Le président du CNDP, le Sénateur Edouard Mwangachuchu, a quant à lui indiqué que son parti politique s’insurgeait contre l’utilisation de son nom par ces militaires insurgés, tentant maladroitement de convaincre l’opinion que le CNDP restait attaché au processus de paix. Pour rappel, le CNDP fait partie de la plate-forme qui a soutenu le président Kabila lors des dernières élections, la MP (Majorité présidentielle). Cependant, il n’a obtenu aucun siège à la députation nationale, et les élections dans son fief de Masisi ont tout simplement été annulées par la CENI suite à de multiples irrégularités dont elles ont été entachées. Du coup, son poids politique a sensiblement baissé, et le Président Kabila a semblé vouloir s’en débarrasser. Par exemple, aucune place dans le nouveau gouvernement n’a été offerte au CNDP.

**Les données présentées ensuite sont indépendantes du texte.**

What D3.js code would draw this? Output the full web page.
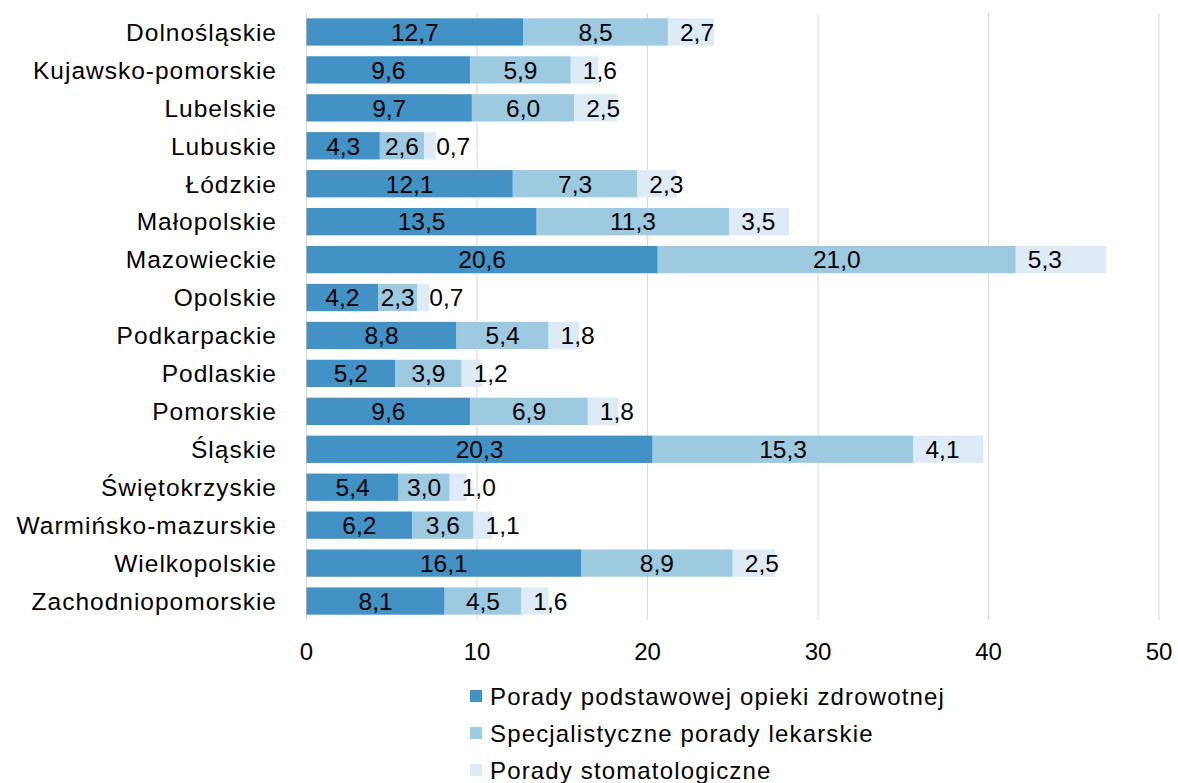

Du coup, c’est la carte militaire qu’il reste au CNDP. La force politique, il n’en a pas eue. Mais la force militaire, il en a encore, et à mon avis c’est ce qu’il semble vouloir démontrer pour faire du chantage au pouvoir de Kinshasa et obtenir des postes, tout en protégeant le Général Bosco Ntaganda. Mais le CNDP joue la prudence et préfère agir en deux temps : un front politique, sur lequel il fait semblant de rester loyal à Kabila, et un front militaire qu’il dédie à Makenga et ses troupes, en prenant le soin de ne pas impliquer officiellement Bosco Ntaganda, au risque d’aggraver sa situation déjà délicate.

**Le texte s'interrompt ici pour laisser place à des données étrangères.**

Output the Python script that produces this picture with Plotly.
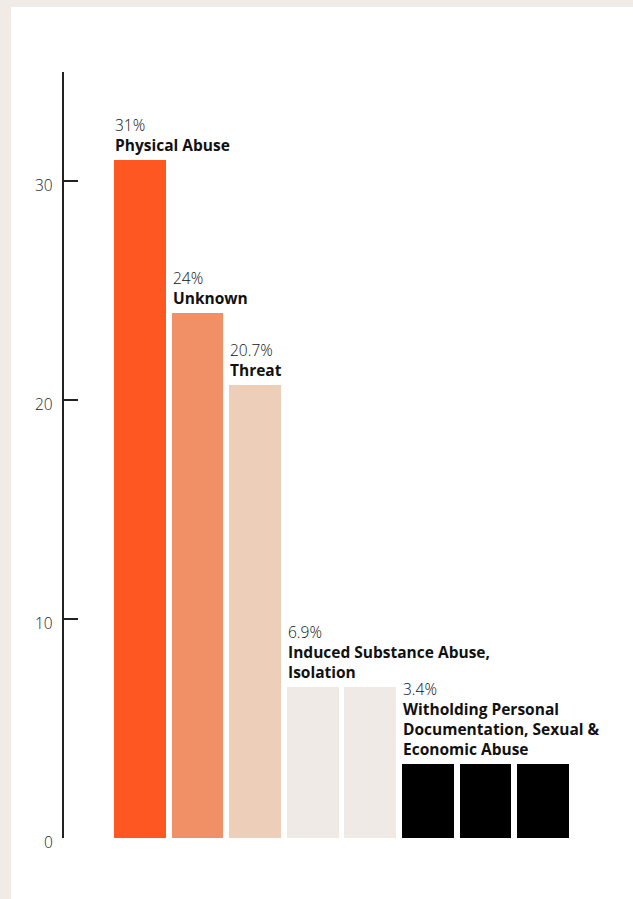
import plotly.graph_objects as go

# Share of reported abuse types (%), one bar per type
abuse_types = [
    "Physical Abuse", "Unknown", "Threat",
    "Induced Substance Abuse", "Isolation",
    "Witholding Personal Documentation", "Sexual Abuse", "Economic Abuse",
]
shares = [31, 24, 20.7, 6.9, 6.9, 3.4, 3.4, 3.4]
bar_colors = ["#FF5722", "#F19066", "#EDCEB8", "#EFEAE6", "#EFEAE6",
              "#000000", "#000000", "#000000"]

# Labels shown above the first bar of each group of equal shares
group_start = [0, 1, 2, 3, 5]
group_value_text = ["31%", "24%", "20.7%", "6.9%", "3.4%"]
group_names = [
    "Physical Abuse",
    "Unknown",
    "Threat",
    "Induced Substance Abuse,<br>Isolation",
    "Witholding Personal<br>Documentation, Sexual &amp;<br>Economic Abuse",
]

y_ticks = [0, 10, 20, 30]

BAR_W = 0.9
FONT = "'Open Sans', Roboto, sans-serif"

fig = go.Figure()
fig.add_trace(go.Bar(
    x=list(range(len(shares))),
    y=shares,
    width=BAR_W,
    marker=dict(color=bar_colors, line=dict(width=0)),
    hoverinfo="skip",
    text=abuse_types,
    textposition="none",
))

for i, val_txt, name in zip(group_start, group_value_text, group_names):
    fig.add_annotation(
        x=i - BAR_W / 2, y=shares[i], xref="x", yref="y",
        xanchor="left", yanchor="bottom", align="left",
        text=f"{val_txt}<br><b>{name}</b>",
        showarrow=False, yshift=2, xshift=-1,
        font=dict(family=FONT, size=15.5, color="#111111", weight=300),
    )

# y tick labels, set slightly below their tick marks
for t in y_ticks:
    fig.add_annotation(
        x=0, y=t, xref="paper", yref="y",
        xanchor="right", yanchor="middle",
        text=str(t), showarrow=False, xshift=-9, yshift=-4,
        font=dict(family=FONT, size=15.5, color="#222222", weight=300),
    )

# white card sitting on the beige page
fig.add_shape(
    type="rect", xref="paper", yref="paper",
    x0=-0.0989, x1=1.2, y0=-0.2, y1=1.0849,
    fillcolor="white", line=dict(width=0), layer="below",
)

fig.update_layout(
    width=633, height=899,
    margin=dict(l=64, r=33, t=72, b=61),
    paper_bgcolor="#F0EBE6",
    plot_bgcolor="rgba(0,0,0,0)",
    showlegend=False,
    bargap=0,
    font=dict(family=FONT, size=14, color="#222222"),
    xaxis=dict(visible=False, range=[-1.32, 7.99], fixedrange=True),
    yaxis=dict(
        range=[0, 35], tickvals=y_ticks, showticklabels=False,
        showgrid=False, zeroline=False,
        showline=True, linecolor="#222222", linewidth=2,
        ticks="inside", ticklen=14, tickwidth=2, tickcolor="#222222",
        fixedrange=True,
    ),
)

fig.write_html("out.html", config={"displayModeBar": False})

Ceux qui le connaissent disent du Colonel Makenga qu’il est parmi les radicaux du CNDP, et qu’il a difficilement digéré l’arrestation de Laurent Nkunda en 2009, bien qu’à l’époque il ne disposait d’aucun levier pour s’opposer au rapprochement avec le gouvernement facilité par le « Terminator » Ntaganda. Le moment est-il propice pour lui de prendre sa revanche ? Les prochains jours nous le diront. Les collines de Runyoni, à la frontière entre la RDC, le Rwanda et l’Ouganda, où il s’est retiré constituent un lieu parfait pour pouvoir à la fois affronter les FARDC qui l’attaqueraient, et être proche des bases arrières que pourraient constituer ces deux pays voisins de la RDC. Vont-ils le soutenir, rester neutres, ou appuyer le gouvernement de Kabila ? La réponse à cette question sera déterminante.

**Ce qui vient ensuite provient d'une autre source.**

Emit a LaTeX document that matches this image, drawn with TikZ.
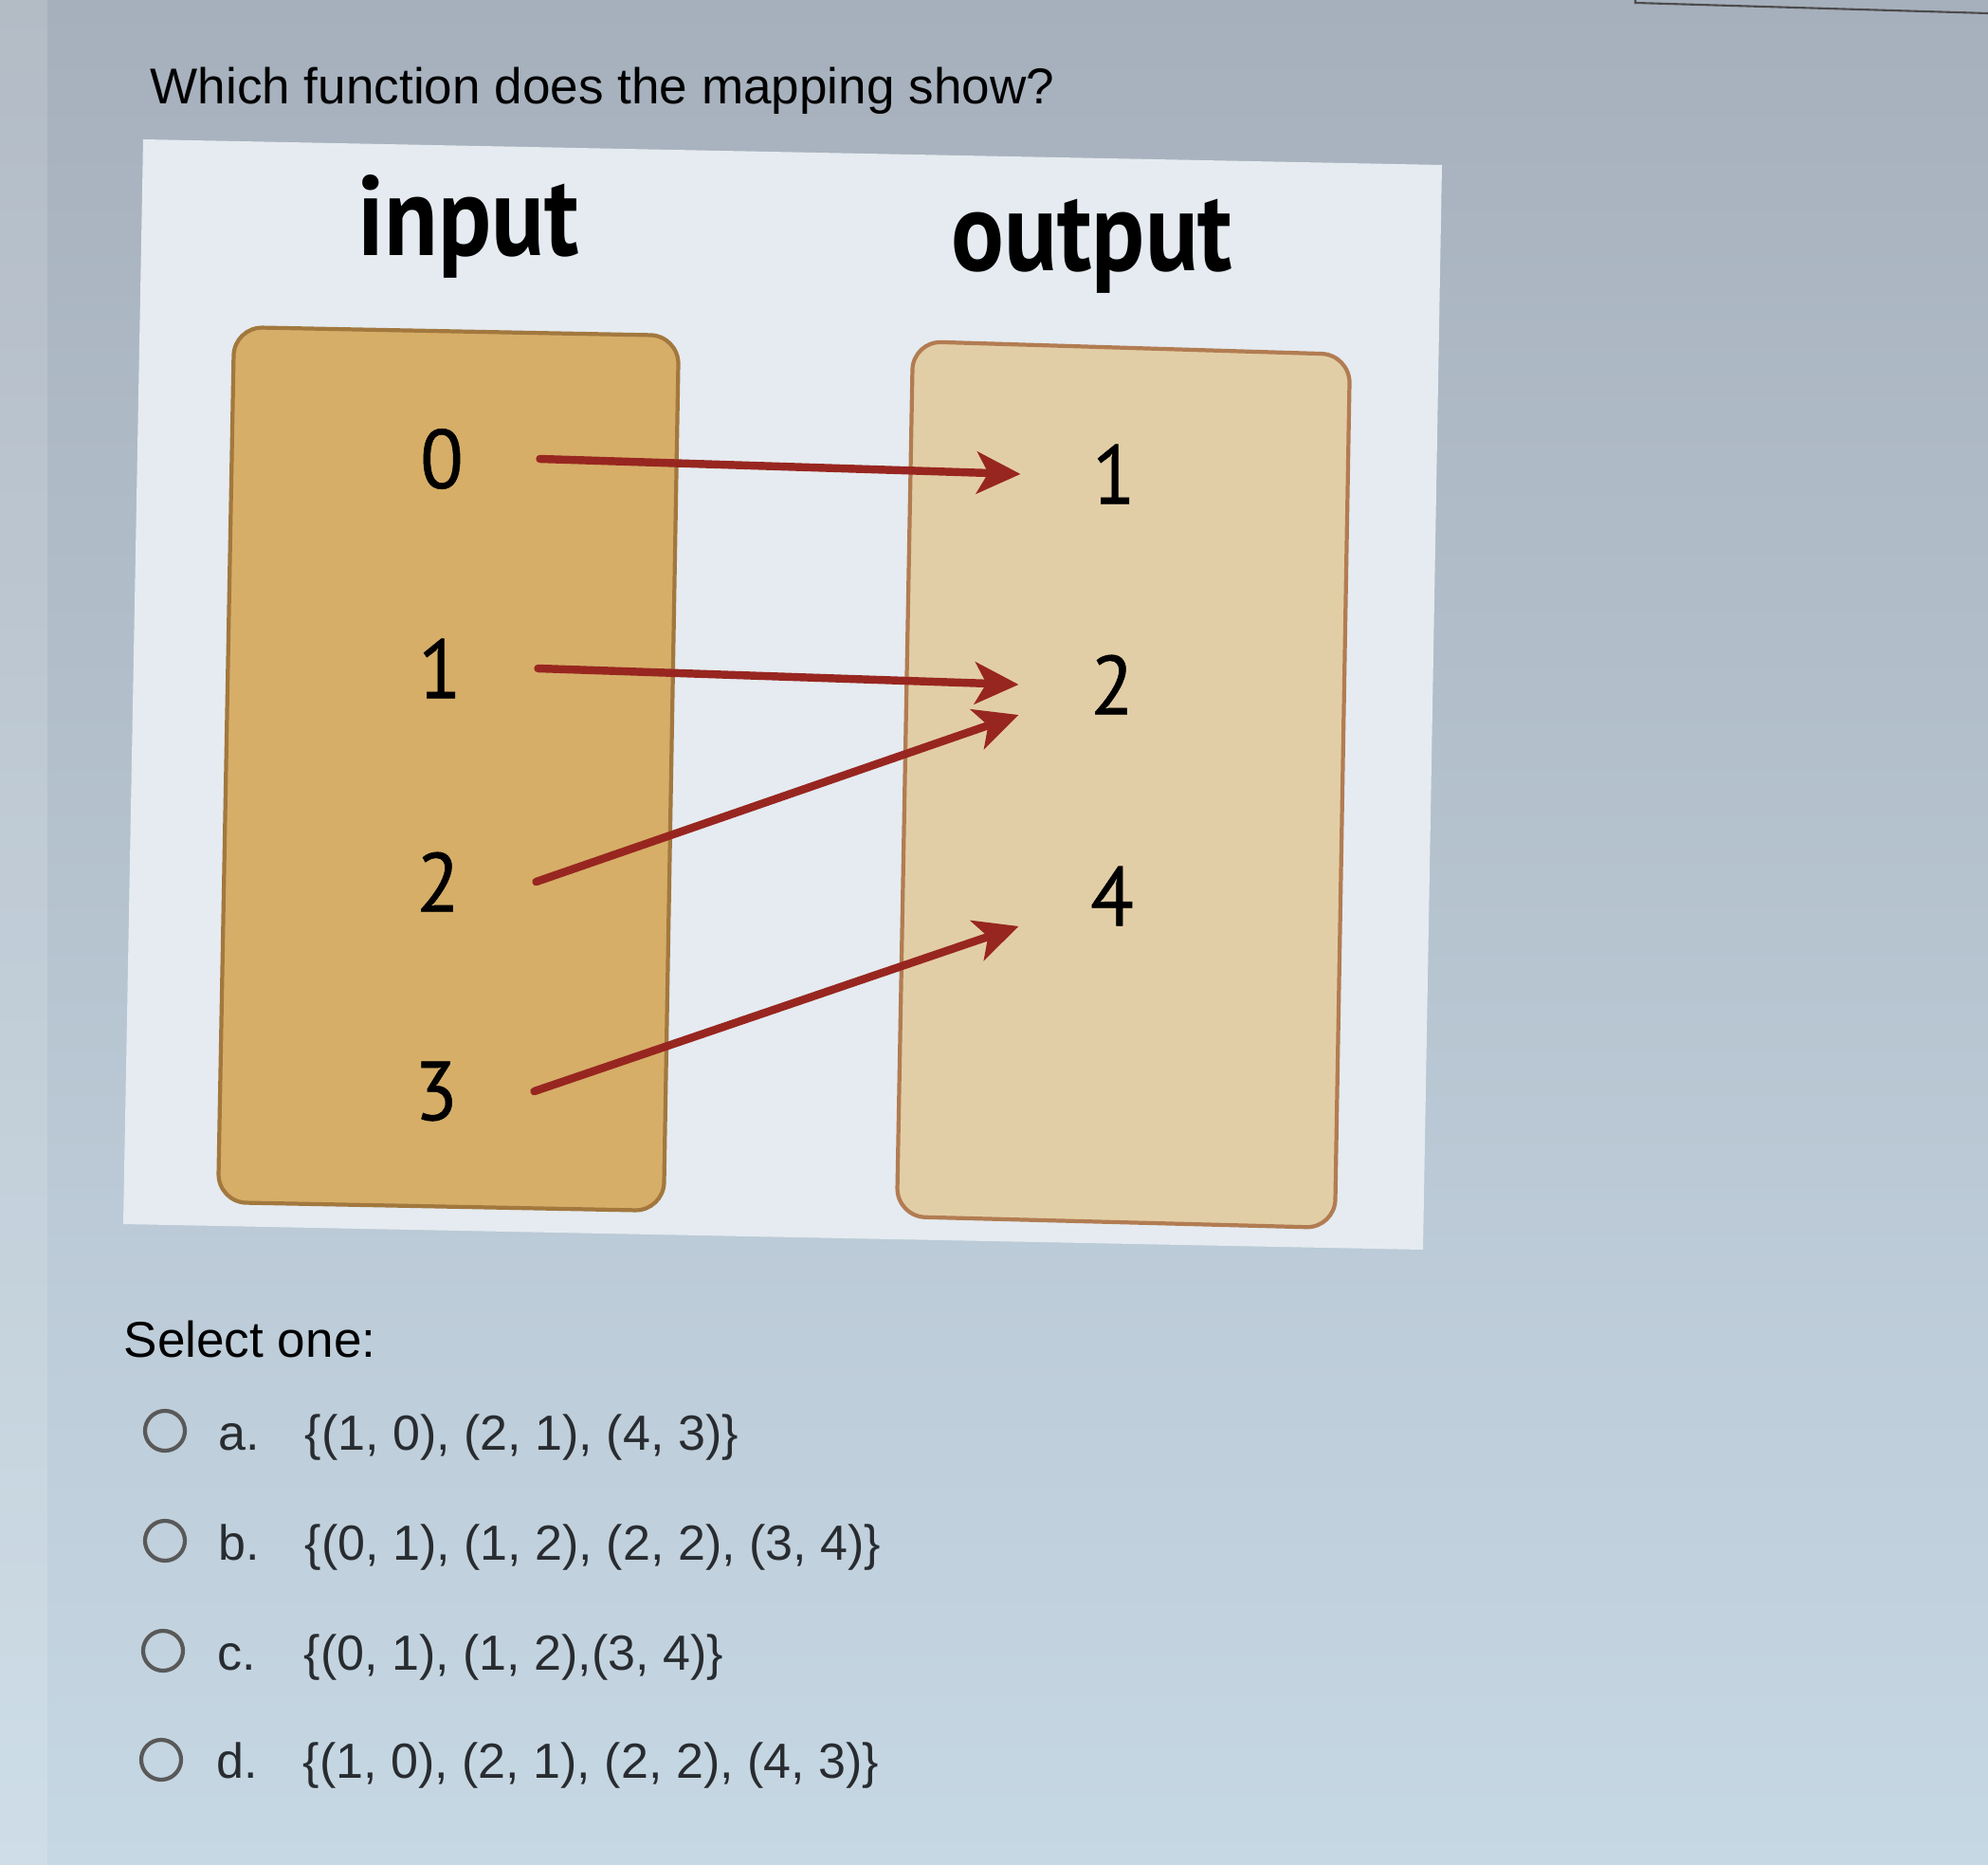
\documentclass[tikz,border=0pt]{standalone}
\usepackage{fontspec}
\setmainfont{Liberation Sans}
\newfontfamily\mapfont{PT Sans}[FakeStretch=0.87]
\newfontfamily\digitfont{PT Sans}[FakeStretch=0.95,FakeBold=0.6]
\usetikzlibrary{arrows.meta}
\definecolor{pagetop}{RGB}{166,176,188}
\definecolor{pagebottom}{RGB}{198,216,228}
\definecolor{panel}{RGB}{229,235,240}
\definecolor{inbox}{RGB}{214,174,104}
\definecolor{inedge}{RGB}{162,120,62}
\definecolor{outbox}{RGB}{226,206,166}
\definecolor{outedge}{RGB}{178,124,82}
\definecolor{arrowred}{RGB}{152,38,32}
\definecolor{optiontext}{RGB}{40,44,48}
\begin{document}
\begin{tikzpicture}[x=0.01cm,y=-0.01cm,line cap=round,
	mapto/.style={draw=arrowred,line width=2.4pt,-{Stealth[length=0.46cm,width=0.44cm,inset=0.12cm]}},
	indigit/.style={font=\digitfont\fontsize{25}{30}\selectfont,inner ysep=0pt,inner xsep=0.8cm},
	outdigit/.style={font=\digitfont\fontsize{25}{30}\selectfont,inner ysep=0pt,inner xsep=0.75cm},
	headlabel/.style={font=\mapfont\bfseries\fontsize{34}{40}\selectfont,inner sep=0pt,anchor=base},
	radio/.style={draw=black!65,line width=1.2pt,circle,minimum size=0.42cm,inner sep=0pt},
	optletter/.style={font=\fontsize{14.8}{18}\selectfont,text=optiontext,anchor=base west,inner sep=0pt},
	question/.style={font=\fontsize{15.1}{18}\selectfont,anchor=base west,inner sep=0pt}]
		% page
		\useasboundingbox (0,0) rectangle (2097,1967);
		\shade[top color=pagetop,bottom color=pagebottom] (0,0) rectangle (2097,1967);
		\fill[white,opacity=0.15] (0,0) rectangle (50,1967);
		\draw[black!70,line width=0.6pt] (1725,0) -- (1725,3) -- (2097,14);
		\node[question] (title) at (158,110) {Which function does the mapping show?};
		% picture
		\fill[panel] (151,147) -- (1521,174) -- (1501,1318) -- (130,1291) -- cycle;
		\filldraw[fill=inbox,draw=inedge,line width=1.2pt,rounded corners=0.3cm] (247,345) -- (716,354) -- (700,1277) -- (230,1268) -- cycle;
		\filldraw[fill=outbox,draw=outedge,line width=1.2pt,rounded corners=0.3cm] (963,360) -- (1424,374) -- (1408,1295) -- (946,1283) -- cycle;
		\node[headlabel] (input) at (494,270) {input};
		\node[headlabel] (output) at (1152,286) {output};
		\node[indigit] (in0) at (466,484) {0};
		\node[indigit] (in1) at (464,705) {1};
		\node[indigit] (in2) at (462,930) {2};
		\node[indigit] (in3) at (460,1151) {3};
		\node[outdigit] (out1) at (1175,500) {1};
		\node[outdigit] (out2) at (1173,722) {2};
		\node[outdigit] (out4) at (1173,945) {4};
		\draw[mapto] (in0.east) -- (out1.west);
		\draw[mapto] (in1.east) -- (out2.west);
		\draw[mapto] (in2.east) -- (out2.south west);
		\draw[mapto] (in3.east) -- (out4.south west);
		% choices
		\node[question] (select) at (130,1431) {Select one:};
		\node[radio] (ra) at (174,1509) {};
		\node[radio] (rb) at (174,1625) {};
		\node[radio] (rc) at (172,1741) {};
		\node[radio] (rd) at (170,1856) {};
		\node[optletter] (la) at (230,1529) {a.};
		\node[optletter] (lb) at (230,1645) {b.};
		\node[optletter] (lc) at (229,1761) {c.};
		\node[optletter] (ld) at (228,1875) {d.};
		\node[optletter] (sa) at (321,1529) {\{(1, 0), (2, 1), (4, 3)\}};
		\node[optletter] (sb) at (321,1645) {\{(0, 1), (1, 2), (2, 2), (3, 4)\}};
		\node[optletter] (sc) at (320,1761) {\{(0, 1), (1, 2),(3, 4)\}};
		\node[optletter] (sd) at (319,1875) {\{(1, 0), (2, 1), (2, 2), (4, 3)\}};
\end{tikzpicture}
\end{document}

Ce qui est sûr, c’est que le Président Kabila et le gouvernement Matata Ponyo qui devrait être investi aujourd’hui n’auront pas de cadeau, et qu’ils vont devoir choisir rapidement entre mener une guerre qu’ils ne sont pas certains de gagner, et faire des concessions au CNDP, ou plutôt au M23, enfin de maintenir la trêve obtenue en 2009. Cette dernière solution est la plus évidente au regard à la fois de l’incapacité des FARDC, dans les conditions actuelles, à juguler une rébellion, et de la décision prise la semaine dernière de suspendre les opérations militaires. Mais elle est bien sûr éphémère.